# Provided data start

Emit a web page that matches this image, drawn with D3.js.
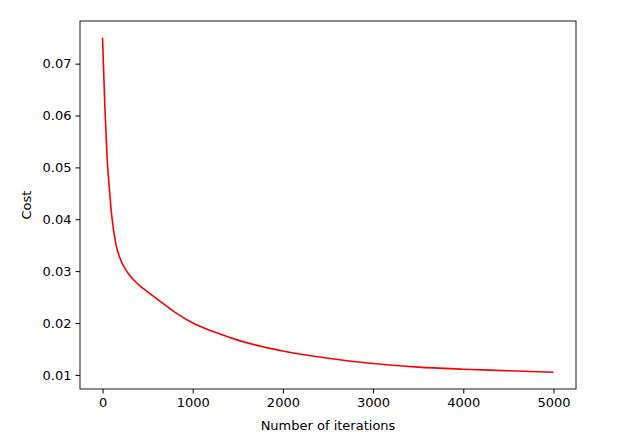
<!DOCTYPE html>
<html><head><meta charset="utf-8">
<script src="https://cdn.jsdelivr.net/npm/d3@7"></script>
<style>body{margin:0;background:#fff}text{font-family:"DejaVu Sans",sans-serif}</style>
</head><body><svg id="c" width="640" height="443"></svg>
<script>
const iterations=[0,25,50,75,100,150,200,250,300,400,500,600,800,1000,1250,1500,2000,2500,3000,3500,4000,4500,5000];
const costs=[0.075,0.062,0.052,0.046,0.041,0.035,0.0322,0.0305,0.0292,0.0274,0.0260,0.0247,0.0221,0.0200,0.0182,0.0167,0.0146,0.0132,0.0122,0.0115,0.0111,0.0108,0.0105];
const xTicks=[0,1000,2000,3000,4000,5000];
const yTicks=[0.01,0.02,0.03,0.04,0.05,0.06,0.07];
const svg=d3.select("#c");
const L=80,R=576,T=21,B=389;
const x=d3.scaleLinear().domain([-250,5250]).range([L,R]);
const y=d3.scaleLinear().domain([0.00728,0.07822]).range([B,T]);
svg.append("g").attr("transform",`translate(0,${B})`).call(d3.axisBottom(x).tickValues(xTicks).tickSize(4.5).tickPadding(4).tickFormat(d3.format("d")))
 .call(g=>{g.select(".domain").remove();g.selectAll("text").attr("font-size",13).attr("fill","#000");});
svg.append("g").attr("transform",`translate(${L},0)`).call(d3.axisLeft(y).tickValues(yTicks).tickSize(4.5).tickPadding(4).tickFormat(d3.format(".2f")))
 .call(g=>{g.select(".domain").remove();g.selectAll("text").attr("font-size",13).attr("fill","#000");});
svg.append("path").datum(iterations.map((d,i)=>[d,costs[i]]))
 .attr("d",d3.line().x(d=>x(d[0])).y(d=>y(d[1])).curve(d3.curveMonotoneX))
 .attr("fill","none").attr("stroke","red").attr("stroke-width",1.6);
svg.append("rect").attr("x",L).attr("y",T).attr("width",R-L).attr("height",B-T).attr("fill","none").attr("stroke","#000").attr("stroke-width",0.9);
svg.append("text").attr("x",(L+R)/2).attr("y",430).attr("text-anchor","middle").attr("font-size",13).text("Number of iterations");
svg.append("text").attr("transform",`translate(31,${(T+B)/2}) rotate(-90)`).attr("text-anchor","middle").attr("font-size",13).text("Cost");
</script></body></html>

# Provided data end
# Provided data start

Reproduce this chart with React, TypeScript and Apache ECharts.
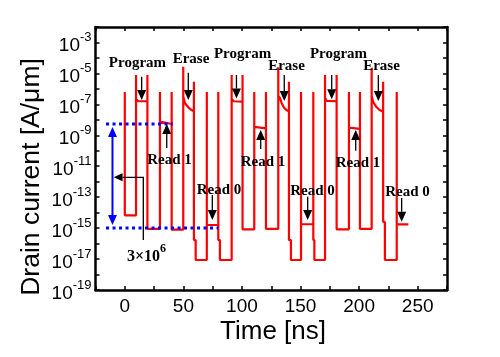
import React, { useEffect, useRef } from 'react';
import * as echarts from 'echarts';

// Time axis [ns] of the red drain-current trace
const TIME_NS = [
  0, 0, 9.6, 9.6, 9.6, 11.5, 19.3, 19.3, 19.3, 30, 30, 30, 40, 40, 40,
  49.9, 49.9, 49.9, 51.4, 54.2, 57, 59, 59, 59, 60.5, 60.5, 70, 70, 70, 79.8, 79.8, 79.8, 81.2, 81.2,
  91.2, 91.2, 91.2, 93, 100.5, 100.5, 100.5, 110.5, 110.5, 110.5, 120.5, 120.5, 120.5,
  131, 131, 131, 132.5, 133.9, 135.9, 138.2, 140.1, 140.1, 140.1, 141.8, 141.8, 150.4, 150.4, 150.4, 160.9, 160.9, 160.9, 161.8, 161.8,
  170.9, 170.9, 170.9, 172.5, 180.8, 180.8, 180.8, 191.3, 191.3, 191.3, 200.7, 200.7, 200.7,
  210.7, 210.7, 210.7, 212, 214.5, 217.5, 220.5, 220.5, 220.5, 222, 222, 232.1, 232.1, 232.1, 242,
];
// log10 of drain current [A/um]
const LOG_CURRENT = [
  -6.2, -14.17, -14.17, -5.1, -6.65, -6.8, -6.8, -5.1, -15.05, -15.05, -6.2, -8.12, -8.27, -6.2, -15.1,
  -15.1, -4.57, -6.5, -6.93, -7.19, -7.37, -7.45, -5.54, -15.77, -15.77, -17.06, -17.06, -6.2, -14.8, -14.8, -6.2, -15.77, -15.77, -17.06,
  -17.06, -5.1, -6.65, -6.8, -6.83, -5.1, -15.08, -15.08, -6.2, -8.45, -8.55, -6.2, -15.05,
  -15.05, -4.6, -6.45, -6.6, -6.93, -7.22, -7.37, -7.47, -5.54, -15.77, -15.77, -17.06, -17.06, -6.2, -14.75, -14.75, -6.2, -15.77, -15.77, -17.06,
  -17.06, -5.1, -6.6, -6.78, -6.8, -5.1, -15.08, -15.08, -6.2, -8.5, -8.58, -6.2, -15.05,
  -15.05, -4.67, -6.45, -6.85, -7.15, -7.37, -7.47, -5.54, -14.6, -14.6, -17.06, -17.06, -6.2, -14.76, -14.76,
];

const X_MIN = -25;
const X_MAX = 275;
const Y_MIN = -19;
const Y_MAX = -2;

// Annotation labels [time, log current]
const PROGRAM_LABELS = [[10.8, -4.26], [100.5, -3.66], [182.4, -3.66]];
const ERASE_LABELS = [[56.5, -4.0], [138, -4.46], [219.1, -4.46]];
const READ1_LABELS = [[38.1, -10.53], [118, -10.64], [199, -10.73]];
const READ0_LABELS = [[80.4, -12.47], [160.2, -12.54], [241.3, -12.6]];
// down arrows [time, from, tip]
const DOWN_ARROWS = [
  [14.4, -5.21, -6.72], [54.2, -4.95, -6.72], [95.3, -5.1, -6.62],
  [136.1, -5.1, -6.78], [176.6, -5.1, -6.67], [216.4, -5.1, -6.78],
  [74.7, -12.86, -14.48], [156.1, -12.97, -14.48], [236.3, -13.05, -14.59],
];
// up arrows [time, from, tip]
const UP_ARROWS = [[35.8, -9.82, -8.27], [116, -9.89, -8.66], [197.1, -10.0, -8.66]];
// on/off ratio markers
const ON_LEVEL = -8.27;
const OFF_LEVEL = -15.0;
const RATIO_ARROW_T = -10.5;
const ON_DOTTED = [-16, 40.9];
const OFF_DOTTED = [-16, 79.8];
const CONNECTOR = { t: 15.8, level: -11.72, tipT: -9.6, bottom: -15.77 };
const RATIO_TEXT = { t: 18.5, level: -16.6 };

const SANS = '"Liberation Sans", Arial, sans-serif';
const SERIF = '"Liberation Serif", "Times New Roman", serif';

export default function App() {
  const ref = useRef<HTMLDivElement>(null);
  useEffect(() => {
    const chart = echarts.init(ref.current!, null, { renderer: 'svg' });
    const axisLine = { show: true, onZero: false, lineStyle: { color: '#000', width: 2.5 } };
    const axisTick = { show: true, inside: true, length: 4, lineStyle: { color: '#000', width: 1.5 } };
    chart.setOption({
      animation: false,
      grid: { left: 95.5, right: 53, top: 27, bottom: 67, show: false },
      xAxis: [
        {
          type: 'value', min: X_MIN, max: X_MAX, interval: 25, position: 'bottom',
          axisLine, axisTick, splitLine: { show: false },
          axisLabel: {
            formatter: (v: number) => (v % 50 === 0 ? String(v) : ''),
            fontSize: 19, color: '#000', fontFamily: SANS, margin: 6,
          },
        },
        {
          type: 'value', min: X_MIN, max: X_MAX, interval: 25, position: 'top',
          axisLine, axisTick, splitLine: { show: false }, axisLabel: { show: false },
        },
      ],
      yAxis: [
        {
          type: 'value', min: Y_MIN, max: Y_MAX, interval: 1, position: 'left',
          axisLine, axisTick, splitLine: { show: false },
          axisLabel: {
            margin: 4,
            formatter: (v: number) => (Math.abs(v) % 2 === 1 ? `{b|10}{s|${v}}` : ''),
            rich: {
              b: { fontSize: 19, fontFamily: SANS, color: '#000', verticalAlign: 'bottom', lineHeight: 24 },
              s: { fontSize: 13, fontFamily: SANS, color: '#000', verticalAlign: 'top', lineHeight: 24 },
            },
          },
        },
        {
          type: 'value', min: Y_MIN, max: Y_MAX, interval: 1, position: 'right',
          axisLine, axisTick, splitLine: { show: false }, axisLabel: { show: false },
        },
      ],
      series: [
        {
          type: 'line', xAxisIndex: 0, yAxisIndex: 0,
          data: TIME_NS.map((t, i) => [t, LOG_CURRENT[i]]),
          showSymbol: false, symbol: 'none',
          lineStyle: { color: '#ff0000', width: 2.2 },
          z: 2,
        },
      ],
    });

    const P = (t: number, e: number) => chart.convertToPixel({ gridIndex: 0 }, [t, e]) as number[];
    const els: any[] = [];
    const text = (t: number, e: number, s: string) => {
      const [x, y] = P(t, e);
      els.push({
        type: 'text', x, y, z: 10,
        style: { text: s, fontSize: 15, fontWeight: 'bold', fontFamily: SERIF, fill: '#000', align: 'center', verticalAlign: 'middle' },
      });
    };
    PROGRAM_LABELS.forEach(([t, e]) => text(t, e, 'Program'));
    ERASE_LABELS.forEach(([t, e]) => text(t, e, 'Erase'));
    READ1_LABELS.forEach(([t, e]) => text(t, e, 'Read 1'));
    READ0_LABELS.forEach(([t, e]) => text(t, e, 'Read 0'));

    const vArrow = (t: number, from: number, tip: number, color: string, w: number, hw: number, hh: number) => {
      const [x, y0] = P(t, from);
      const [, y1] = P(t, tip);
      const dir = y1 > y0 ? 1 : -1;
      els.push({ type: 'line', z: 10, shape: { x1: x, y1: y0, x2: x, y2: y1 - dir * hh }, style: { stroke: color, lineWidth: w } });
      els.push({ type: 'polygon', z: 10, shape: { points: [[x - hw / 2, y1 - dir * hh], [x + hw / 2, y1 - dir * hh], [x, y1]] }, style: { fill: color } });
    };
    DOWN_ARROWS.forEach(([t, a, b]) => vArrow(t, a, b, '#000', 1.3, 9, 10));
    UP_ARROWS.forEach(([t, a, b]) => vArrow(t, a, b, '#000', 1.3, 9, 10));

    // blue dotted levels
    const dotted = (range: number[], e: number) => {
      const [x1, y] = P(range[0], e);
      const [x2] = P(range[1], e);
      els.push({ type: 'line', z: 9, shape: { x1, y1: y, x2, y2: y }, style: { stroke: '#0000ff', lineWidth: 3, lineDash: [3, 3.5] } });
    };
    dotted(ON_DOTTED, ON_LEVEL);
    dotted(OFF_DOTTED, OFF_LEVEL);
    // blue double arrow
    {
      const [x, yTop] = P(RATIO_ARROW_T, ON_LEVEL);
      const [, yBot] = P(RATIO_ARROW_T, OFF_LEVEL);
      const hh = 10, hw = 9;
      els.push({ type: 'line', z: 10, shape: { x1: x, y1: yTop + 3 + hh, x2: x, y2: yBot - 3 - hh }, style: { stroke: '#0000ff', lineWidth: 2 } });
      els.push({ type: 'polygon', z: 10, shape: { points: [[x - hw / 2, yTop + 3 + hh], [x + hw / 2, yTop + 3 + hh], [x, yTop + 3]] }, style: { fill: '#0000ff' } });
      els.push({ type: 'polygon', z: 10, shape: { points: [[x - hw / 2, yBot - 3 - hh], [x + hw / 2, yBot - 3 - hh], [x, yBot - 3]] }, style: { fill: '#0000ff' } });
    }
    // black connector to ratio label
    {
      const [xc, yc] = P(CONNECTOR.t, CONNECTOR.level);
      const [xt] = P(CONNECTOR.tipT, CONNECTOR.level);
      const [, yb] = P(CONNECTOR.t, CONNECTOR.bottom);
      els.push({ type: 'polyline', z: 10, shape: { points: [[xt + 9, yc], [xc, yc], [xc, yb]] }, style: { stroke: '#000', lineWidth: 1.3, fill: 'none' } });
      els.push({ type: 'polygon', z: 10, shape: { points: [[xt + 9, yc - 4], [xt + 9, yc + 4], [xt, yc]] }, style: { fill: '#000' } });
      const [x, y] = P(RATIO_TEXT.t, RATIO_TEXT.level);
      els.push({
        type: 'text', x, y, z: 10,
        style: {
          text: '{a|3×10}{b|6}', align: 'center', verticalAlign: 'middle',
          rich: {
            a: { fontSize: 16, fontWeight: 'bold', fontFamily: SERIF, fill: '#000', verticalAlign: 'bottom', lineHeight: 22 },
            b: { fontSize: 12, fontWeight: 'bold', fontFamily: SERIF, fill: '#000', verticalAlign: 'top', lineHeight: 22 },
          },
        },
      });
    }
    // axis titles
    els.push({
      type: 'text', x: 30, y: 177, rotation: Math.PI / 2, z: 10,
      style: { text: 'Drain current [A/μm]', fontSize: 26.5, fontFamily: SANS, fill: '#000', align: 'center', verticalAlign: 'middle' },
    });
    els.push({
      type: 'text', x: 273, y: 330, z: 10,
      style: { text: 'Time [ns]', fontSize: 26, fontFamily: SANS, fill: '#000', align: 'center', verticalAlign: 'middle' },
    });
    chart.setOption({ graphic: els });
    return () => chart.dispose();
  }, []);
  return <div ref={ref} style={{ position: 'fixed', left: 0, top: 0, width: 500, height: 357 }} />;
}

# Provided data end

Task details:
Nothing but the lines from the one containing "Reproduce this chart" through the one containing "import * as echarts from 'echarts';" should be written out, exactly and with both ends. Pictures are left out.

Exercise answer:
Reproduce this chart with React, TypeScript and Apache ECharts.
import React, { useEffect, useRef } from 'react';
import * as echarts from 'echarts';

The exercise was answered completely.